## WORK REQUIRED
Output the full listing below exactly, without the pictures.
>>
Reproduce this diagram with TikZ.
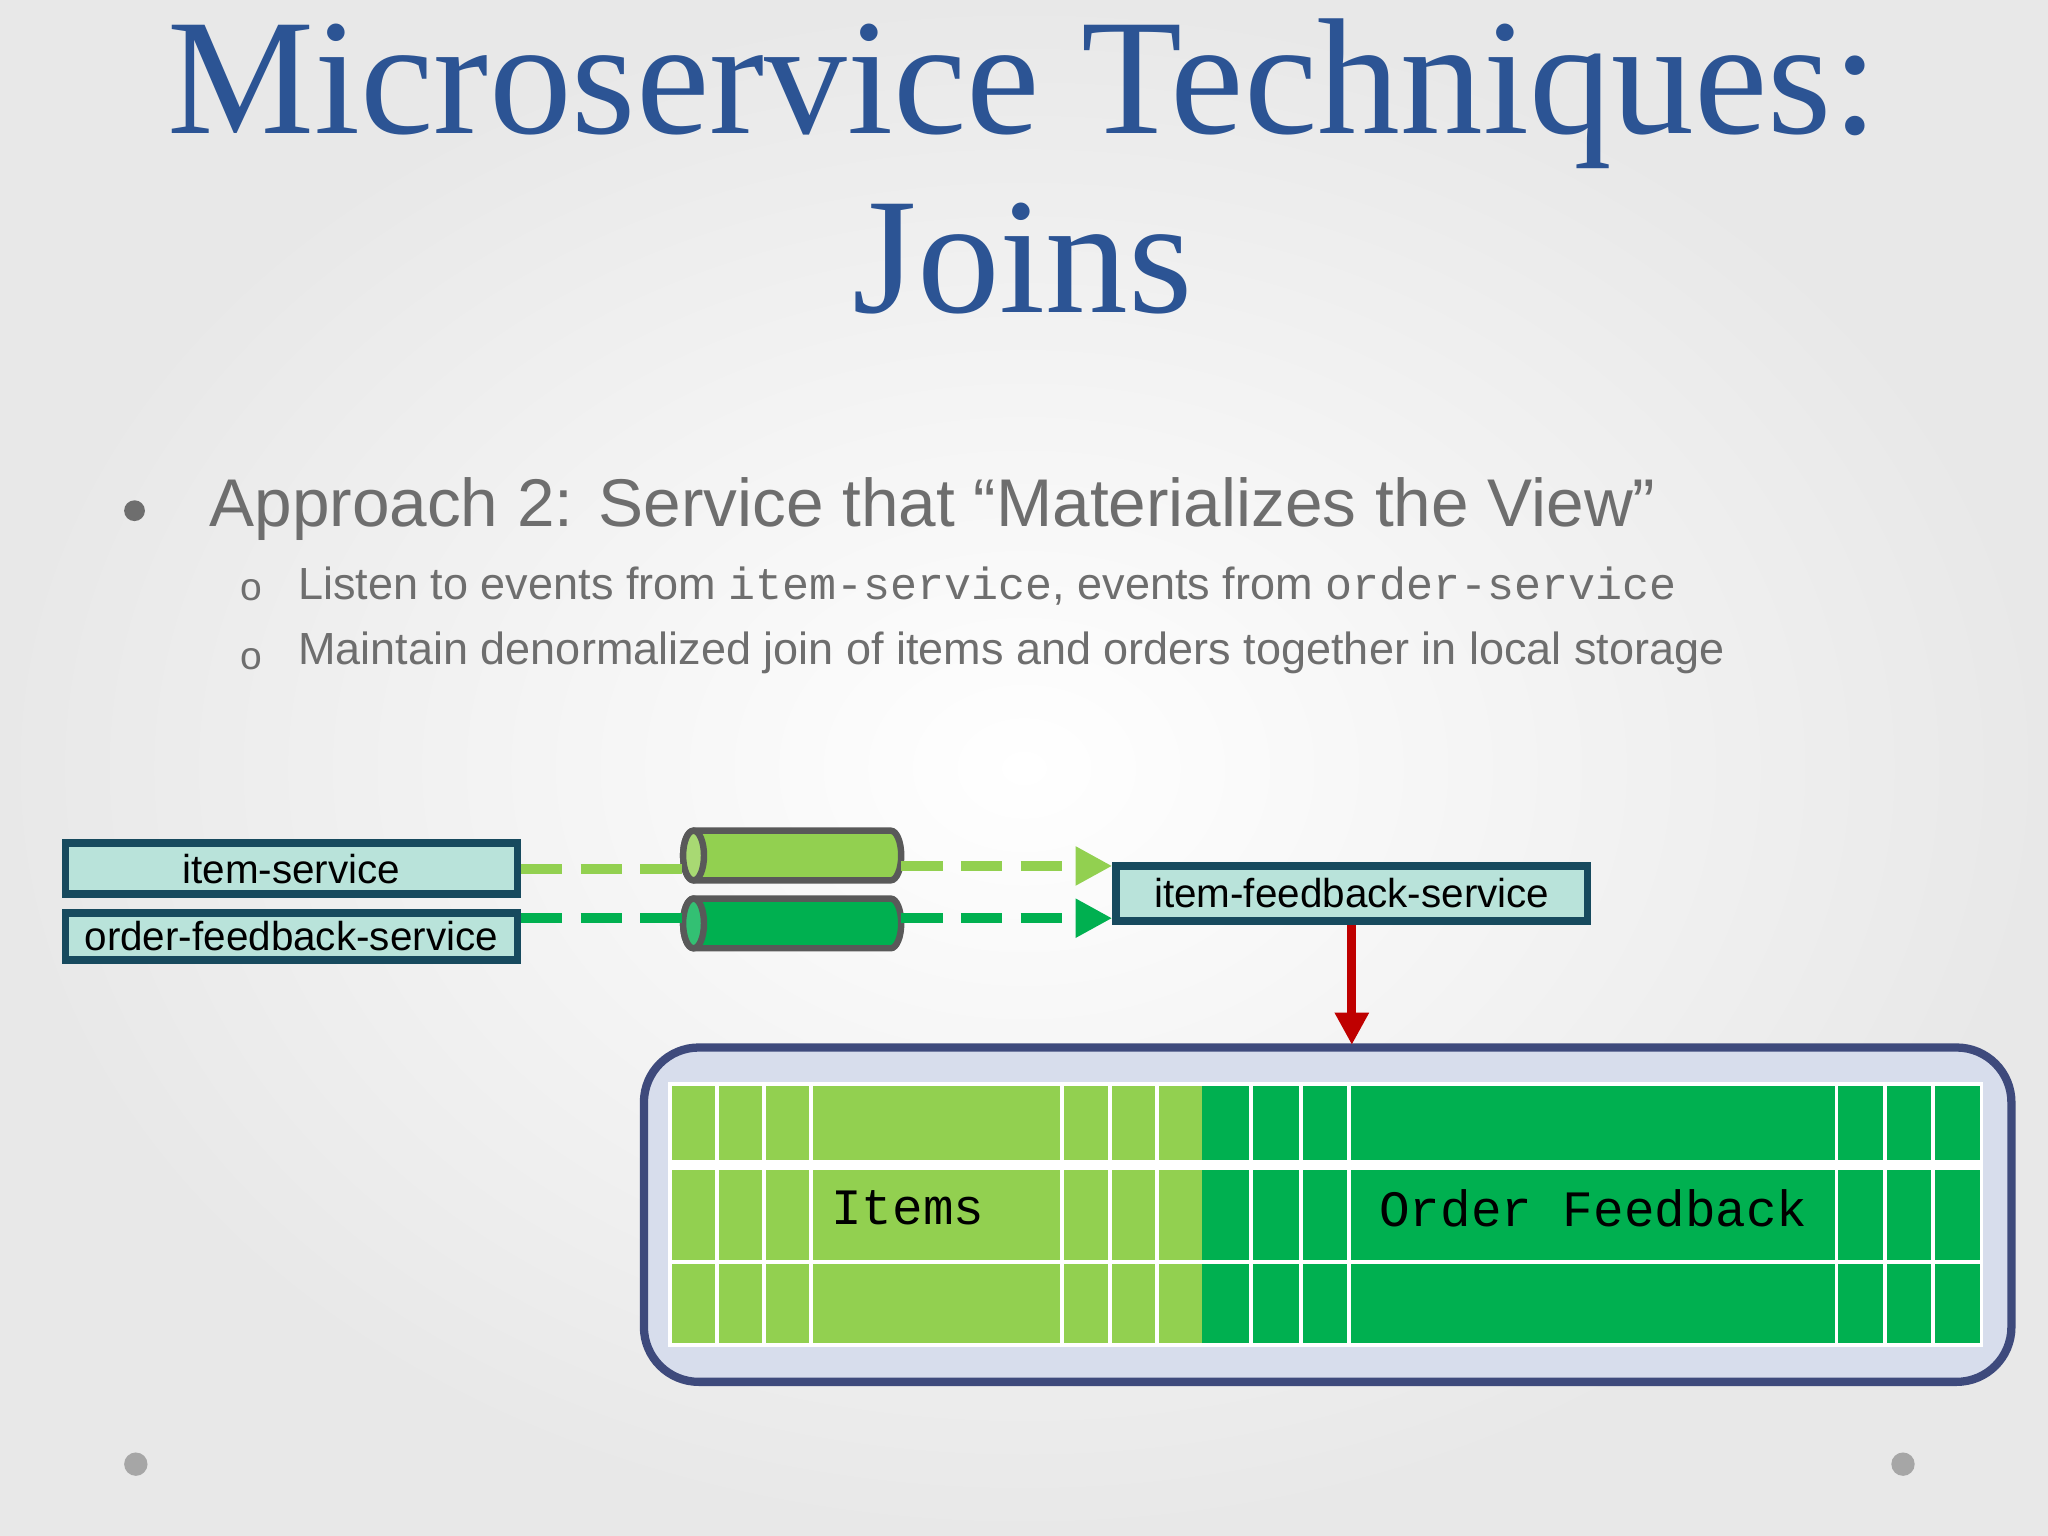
\documentclass[tikz,border=0pt]{standalone}
\usepackage{fontspec}
\setmainfont{Liberation Serif}
\setsansfont{Liberation Sans}
\setmonofont{Liberation Mono}
\usetikzlibrary{arrows.meta}
\definecolor{titleblue}{HTML}{2C5494}
\definecolor{txtgray}{HTML}{6E6E6E}
\definecolor{boxfill}{HTML}{B9E3DA}
\definecolor{boxline}{HTML}{174A5E}
\definecolor{lgreen}{HTML}{92D050}
\definecolor{dgreen}{HTML}{00B050}
\definecolor{panel}{HTML}{D7DDEC}
\definecolor{panelline}{HTML}{3E4A7C}
\tikzset{
 svc/.style={draw=boxline,line width=1.6pt,fill=boxfill,font=\sffamily\fontsize{8.8}{9.5}\selectfont,inner sep=0pt},
 cylb/.style={draw=black!65,line width=1.4pt},
 dashl/.style={line width=2.2pt,dash pattern=on 9pt off 4pt},
 grid/.style={white,line width=0.8pt}
}
\begin{document}
\begin{tikzpicture}[x=0.01cm,y=-0.01cm]
\shade[inner color=white,outer color=gray!18] (0,0) rectangle (1568,1176);
\useasboundingbox (0,0) rectangle (1568,1176);
% title
\node[text=titleblue,font=\fontsize{36}{38}\selectfont] (t1) at (783,72) {Microservice Techniques:};
\node[text=titleblue,font=\fontsize{36}{38}\selectfont] (t2) at (783,198) {Joins};
% bullets
\node[circle,fill=txtgray,inner sep=1.6pt] (b0) at (103,391) {};
\node[anchor=west,text=txtgray,font=\sffamily\fontsize{14.7}{16}\selectfont] (l1) at (148,390) {Approach 2: Service that “Materializes the View”};
\node[anchor=west,text=txtgray,font=\sffamily\fontsize{8.5}{10}\selectfont] (c1) at (172,452) {o};
\node[anchor=west,text=txtgray,font=\sffamily\fontsize{9.8}{11}\selectfont] (l2) at (216,449) {Listen to events from {\ttfamily item-service}, events from {\ttfamily order-service}};
\node[anchor=west,text=txtgray,font=\sffamily\fontsize{8.5}{10}\selectfont] (c2) at (172,505) {o};
\node[anchor=west,text=txtgray,font=\sffamily\fontsize{9.8}{11}\selectfont] (l3) at (216,500) {Maintain denormalized join of items and orders together in local storage};
% services
\node[svc,minimum width=3.46cm,minimum height=0.39cm] (is) at (223,665) {item-service};
\node[svc,minimum width=3.46cm,minimum height=0.36cm] (ofs) at (223,717) {order-feedback-service};
\node[svc,minimum width=3.61cm,minimum height=0.42cm] (ifs) at (1035,684) {item-feedback-service};
% cylinders
\foreach \c/\yc/\nm in {lgreen/655/q1,dgreen/707/q2}{
  \filldraw[cylb,fill=\c] (531,\yc-19) -- (682,\yc-19) arc[x radius=8,y radius=19,start angle=-90,end angle=90] -- (531,\yc+19) arc[x radius=8,y radius=19,start angle=90,end angle=270] -- cycle;
  \filldraw[cylb,fill=\c!80!white] (531,\yc) ellipse[x radius=8,y radius=19];
  \coordinate (\nm w) at (523,\yc);
  \coordinate (\nm e) at (690,\yc);
}
% dashed
\draw[dashl,lgreen] (is.east|-0,665) -- (q1w|-0,665);
\draw[dashl,lgreen,-{Triangle[length=8pt,width=8pt]}] (q1e|-0,663) -- (ifs.west|-0,663);
\draw[dashl,dgreen] (ofs.east|-0,703) -- (q2w|-0,703);
\draw[dashl,dgreen,-{Triangle[length=8pt,width=8pt]}] (q2e|-0,703) -- (ifs.west|-0,703);
% panel
\draw[fill=panel,draw=panelline,line width=1.8pt,rounded corners=0.42cm] (493,802) rectangle (1540,1058);
\coordinate (ptop) at (1035,800);
\draw[red!75!black,line width=2pt,-{Triangle[length=7pt,width=7pt]}] (ifs.south) -- (ptop);
% table
\fill[lgreen] (513,830) rectangle (920,1030);
\fill[dgreen] (920,830) rectangle (1517,1030);
\draw[white,line width=0.8pt] (513,830) rectangle (1517,1030);
\draw[white,line width=2pt] (513,892) -- (1517,892);
\draw[grid] (513,966) -- (1517,966);
\foreach \x in {549,585,621,813,850,886,958,996,1033,1406,1443,1480}
  \draw[grid] (\x,830) -- (\x,1030);
\node[font=\ttfamily\fontsize{11.1}{12}\selectfont] (it) at (695,925) {Items};
\node[font=\ttfamily\fontsize{11.1}{12}\selectfont] (of) at (1220,925) {Order Feedback};
% footer dots
\node[circle,fill=gray!70,inner sep=1.8pt] (d1) at (104,1121) {};
\node[circle,fill=gray!70,inner sep=1.8pt] (d2) at (1457,1121) {};
\end{tikzpicture}
\end{document}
<<
## THE OUTPUT
Reproduce this diagram with TikZ.
\documentclass[tikz,border=0pt]{standalone}
\usepackage{fontspec}
\setmainfont{Liberation Serif}
\setsansfont{Liberation Sans}
\setmonofont{Liberation Mono}
\usetikzlibrary{arrows.meta}
\definecolor{titleblue}{HTML}{2C5494}
\definecolor{txtgray}{HTML}{6E6E6E}
\definecolor{boxfill}{HTML}{B9E3DA}
\definecolor{boxline}{HTML}{174A5E}
\definecolor{lgreen}{HTML}{92D050}
\definecolor{dgreen}{HTML}{00B050}
\definecolor{panel}{HTML}{D7DDEC}
\definecolor{panelline}{HTML}{3E4A7C}
\tikzset{
 svc/.style={draw=boxline,line width=1.6pt,fill=boxfill,font=\sffamily\fontsize{8.8}{9.5}\selectfont,inner sep=0pt},
 cylb/.style={draw=black!65,line width=1.4pt},
 dashl/.style={line width=2.2pt,dash pattern=on 9pt off 4pt},
 grid/.style={white,line width=0.8pt}
}
\begin{document}
\begin{tikzpicture}[x=0.01cm,y=-0.01cm]
\shade[inner color=white,outer color=gray!18] (0,0) rectangle (1568,1176);
\useasboundingbox (0,0) rectangle (1568,1176);
% title
\node[text=titleblue,font=\fontsize{36}{38}\selectfont] (t1) at (783,72) {Microservice Techniques:};
\node[text=titleblue,font=\fontsize{36}{38}\selectfont] (t2) at (783,198) {Joins};
% bullets
\node[circle,fill=txtgray,inner sep=1.6pt] (b0) at (103,391) {};
\node[anchor=west,text=txtgray,font=\sffamily\fontsize{14.7}{16}\selectfont] (l1) at (148,390) {Approach 2: Service that “Materializes the View”};
\node[anchor=west,text=txtgray,font=\sffamily\fontsize{8.5}{10}\selectfont] (c1) at (172,452) {o};
\node[anchor=west,text=txtgray,font=\sffamily\fontsize{9.8}{11}\selectfont] (l2) at (216,449) {Listen to events from {\ttfamily item-service}, events from {\ttfamily order-service}};
\node[anchor=west,text=txtgray,font=\sffamily\fontsize{8.5}{10}\selectfont] (c2) at (172,505) {o};
\node[anchor=west,text=txtgray,font=\sffamily\fontsize{9.8}{11}\selectfont] (l3) at (216,500) {Maintain denormalized join of items and orders together in local storage};
% services
\node[svc,minimum width=3.46cm,minimum height=0.39cm] (is) at (223,665) {item-service};
\node[svc,minimum width=3.46cm,minimum height=0.36cm] (ofs) at (223,717) {order-feedback-service};
\node[svc,minimum width=3.61cm,minimum height=0.42cm] (ifs) at (1035,684) {item-feedback-service};
% cylinders
\foreach \c/\yc/\nm in {lgreen/655/q1,dgreen/707/q2}{
  \filldraw[cylb,fill=\c] (531,\yc-19) -- (682,\yc-19) arc[x radius=8,y radius=19,start angle=-90,end angle=90] -- (531,\yc+19) arc[x radius=8,y radius=19,start angle=90,end angle=270] -- cycle;
  \filldraw[cylb,fill=\c!80!white] (531,\yc) ellipse[x radius=8,y radius=19];
  \coordinate (\nm w) at (523,\yc);
  \coordinate (\nm e) at (690,\yc);
}
% dashed
\draw[dashl,lgreen] (is.east|-0,665) -- (q1w|-0,665);
\draw[dashl,lgreen,-{Triangle[length=8pt,width=8pt]}] (q1e|-0,663) -- (ifs.west|-0,663);
\draw[dashl,dgreen] (ofs.east|-0,703) -- (q2w|-0,703);
\draw[dashl,dgreen,-{Triangle[length=8pt,width=8pt]}] (q2e|-0,703) -- (ifs.west|-0,703);
% panel
\draw[fill=panel,draw=panelline,line width=1.8pt,rounded corners=0.42cm] (493,802) rectangle (1540,1058);
\coordinate (ptop) at (1035,800);
\draw[red!75!black,line width=2pt,-{Triangle[length=7pt,width=7pt]}] (ifs.south) -- (ptop);
% table
\fill[lgreen] (513,830) rectangle (920,1030);
\fill[dgreen] (920,830) rectangle (1517,1030);
\draw[white,line width=0.8pt] (513,830) rectangle (1517,1030);
\draw[white,line width=2pt] (513,892) -- (1517,892);
\draw[grid] (513,966) -- (1517,966);
\foreach \x in {549,585,621,813,850,886,958,996,1033,1406,1443,1480}
  \draw[grid] (\x,830) -- (\x,1030);
\node[font=\ttfamily\fontsize{11.1}{12}\selectfont] (it) at (695,925) {Items};
\node[font=\ttfamily\fontsize{11.1}{12}\selectfont] (of) at (1220,925) {Order Feedback};
% footer dots
\node[circle,fill=gray!70,inner sep=1.8pt] (d1) at (104,1121) {};
\node[circle,fill=gray!70,inner sep=1.8pt] (d2) at (1457,1121) {};
\end{tikzpicture}
\end{document}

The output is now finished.